▸ What to do: In this exercise, return the whole listing exactly, excluding any images.

▸ Available data:
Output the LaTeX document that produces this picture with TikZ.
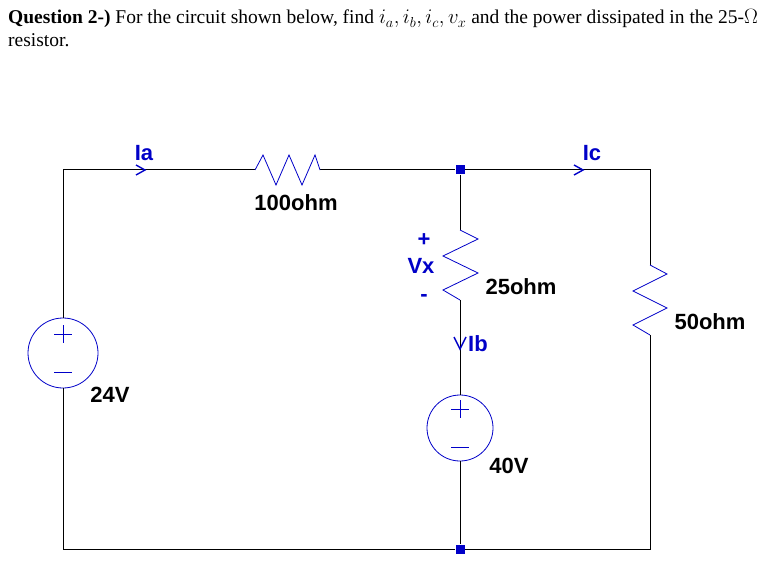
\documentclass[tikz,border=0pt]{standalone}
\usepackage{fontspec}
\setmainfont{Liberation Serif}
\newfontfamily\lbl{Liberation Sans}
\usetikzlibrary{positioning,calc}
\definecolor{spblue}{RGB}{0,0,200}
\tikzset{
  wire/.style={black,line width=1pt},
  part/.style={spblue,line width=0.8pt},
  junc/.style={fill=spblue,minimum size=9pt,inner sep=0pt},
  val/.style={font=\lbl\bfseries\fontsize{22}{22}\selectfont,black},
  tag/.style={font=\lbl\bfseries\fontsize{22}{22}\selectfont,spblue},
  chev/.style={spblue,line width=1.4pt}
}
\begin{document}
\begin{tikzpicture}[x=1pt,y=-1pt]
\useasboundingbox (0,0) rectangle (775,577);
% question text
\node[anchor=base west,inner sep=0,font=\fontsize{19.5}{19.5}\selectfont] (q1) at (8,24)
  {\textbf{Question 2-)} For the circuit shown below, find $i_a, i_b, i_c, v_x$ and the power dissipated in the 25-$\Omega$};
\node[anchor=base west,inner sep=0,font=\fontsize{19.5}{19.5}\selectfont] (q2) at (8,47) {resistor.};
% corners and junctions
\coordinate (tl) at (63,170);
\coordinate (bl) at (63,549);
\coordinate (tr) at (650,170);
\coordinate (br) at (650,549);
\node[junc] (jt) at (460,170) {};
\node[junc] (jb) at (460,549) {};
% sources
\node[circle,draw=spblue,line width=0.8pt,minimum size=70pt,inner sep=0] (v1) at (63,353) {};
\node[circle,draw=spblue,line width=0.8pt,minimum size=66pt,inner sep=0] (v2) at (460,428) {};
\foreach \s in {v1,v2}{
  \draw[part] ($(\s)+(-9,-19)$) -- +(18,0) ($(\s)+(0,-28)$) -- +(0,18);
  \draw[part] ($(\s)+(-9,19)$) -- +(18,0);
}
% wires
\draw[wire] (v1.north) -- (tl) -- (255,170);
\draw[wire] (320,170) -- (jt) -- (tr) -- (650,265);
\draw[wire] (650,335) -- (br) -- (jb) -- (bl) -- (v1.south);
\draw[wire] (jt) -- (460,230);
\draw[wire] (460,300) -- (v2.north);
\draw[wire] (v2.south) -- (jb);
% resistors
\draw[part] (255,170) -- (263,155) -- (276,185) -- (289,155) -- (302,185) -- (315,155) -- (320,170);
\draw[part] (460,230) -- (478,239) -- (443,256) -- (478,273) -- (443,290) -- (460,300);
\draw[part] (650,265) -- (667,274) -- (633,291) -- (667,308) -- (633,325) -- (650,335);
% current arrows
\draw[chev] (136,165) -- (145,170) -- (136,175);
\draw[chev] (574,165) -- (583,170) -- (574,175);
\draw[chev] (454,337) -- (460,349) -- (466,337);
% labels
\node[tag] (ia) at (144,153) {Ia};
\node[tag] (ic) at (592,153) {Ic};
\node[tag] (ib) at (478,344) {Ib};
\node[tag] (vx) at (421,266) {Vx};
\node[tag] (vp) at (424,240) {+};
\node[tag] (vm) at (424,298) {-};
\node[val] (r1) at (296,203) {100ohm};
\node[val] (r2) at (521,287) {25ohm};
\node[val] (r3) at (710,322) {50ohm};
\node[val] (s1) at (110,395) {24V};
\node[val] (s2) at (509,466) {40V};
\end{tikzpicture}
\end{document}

▸ Solution:
Output the LaTeX document that produces this picture with TikZ.
\documentclass[tikz,border=0pt]{standalone}
\usepackage{fontspec}
\setmainfont{Liberation Serif}
\newfontfamily\lbl{Liberation Sans}
\usetikzlibrary{positioning,calc}
\definecolor{spblue}{RGB}{0,0,200}
\tikzset{
  wire/.style={black,line width=1pt},
  part/.style={spblue,line width=0.8pt},
  junc/.style={fill=spblue,minimum size=9pt,inner sep=0pt},
  val/.style={font=\lbl\bfseries\fontsize{22}{22}\selectfont,black},
  tag/.style={font=\lbl\bfseries\fontsize{22}{22}\selectfont,spblue},
  chev/.style={spblue,line width=1.4pt}
}
\begin{document}
\begin{tikzpicture}[x=1pt,y=-1pt]
\useasboundingbox (0,0) rectangle (775,577);
% question text
\node[anchor=base west,inner sep=0,font=\fontsize{19.5}{19.5}\selectfont] (q1) at (8,24)
  {\textbf{Question 2-)} For the circuit shown below, find $i_a, i_b, i_c, v_x$ and the power dissipated in the 25-$\Omega$};
\node[anchor=base west,inner sep=0,font=\fontsize{19.5}{19.5}\selectfont] (q2) at (8,47) {resistor.};
% corners and junctions
\coordinate (tl) at (63,170);
\coordinate (bl) at (63,549);
\coordinate (tr) at (650,170);
\coordinate (br) at (650,549);
\node[junc] (jt) at (460,170) {};
\node[junc] (jb) at (460,549) {};
% sources
\node[circle,draw=spblue,line width=0.8pt,minimum size=70pt,inner sep=0] (v1) at (63,353) {};
\node[circle,draw=spblue,line width=0.8pt,minimum size=66pt,inner sep=0] (v2) at (460,428) {};
\foreach \s in {v1,v2}{
  \draw[part] ($(\s)+(-9,-19)$) -- +(18,0) ($(\s)+(0,-28)$) -- +(0,18);
  \draw[part] ($(\s)+(-9,19)$) -- +(18,0);
}
% wires
\draw[wire] (v1.north) -- (tl) -- (255,170);
\draw[wire] (320,170) -- (jt) -- (tr) -- (650,265);
\draw[wire] (650,335) -- (br) -- (jb) -- (bl) -- (v1.south);
\draw[wire] (jt) -- (460,230);
\draw[wire] (460,300) -- (v2.north);
\draw[wire] (v2.south) -- (jb);
% resistors
\draw[part] (255,170) -- (263,155) -- (276,185) -- (289,155) -- (302,185) -- (315,155) -- (320,170);
\draw[part] (460,230) -- (478,239) -- (443,256) -- (478,273) -- (443,290) -- (460,300);
\draw[part] (650,265) -- (667,274) -- (633,291) -- (667,308) -- (633,325) -- (650,335);
% current arrows
\draw[chev] (136,165) -- (145,170) -- (136,175);
\draw[chev] (574,165) -- (583,170) -- (574,175);
\draw[chev] (454,337) -- (460,349) -- (466,337);
% labels
\node[tag] (ia) at (144,153) {Ia};
\node[tag] (ic) at (592,153) {Ic};
\node[tag] (ib) at (478,344) {Ib};
\node[tag] (vx) at (421,266) {Vx};
\node[tag] (vp) at (424,240) {+};
\node[tag] (vm) at (424,298) {-};
\node[val] (r1) at (296,203) {100ohm};
\node[val] (r2) at (521,287) {25ohm};
\node[val] (r3) at (710,322) {50ohm};
\node[val] (s1) at (110,395) {24V};
\node[val] (s2) at (509,466) {40V};
\end{tikzpicture}
\end{document}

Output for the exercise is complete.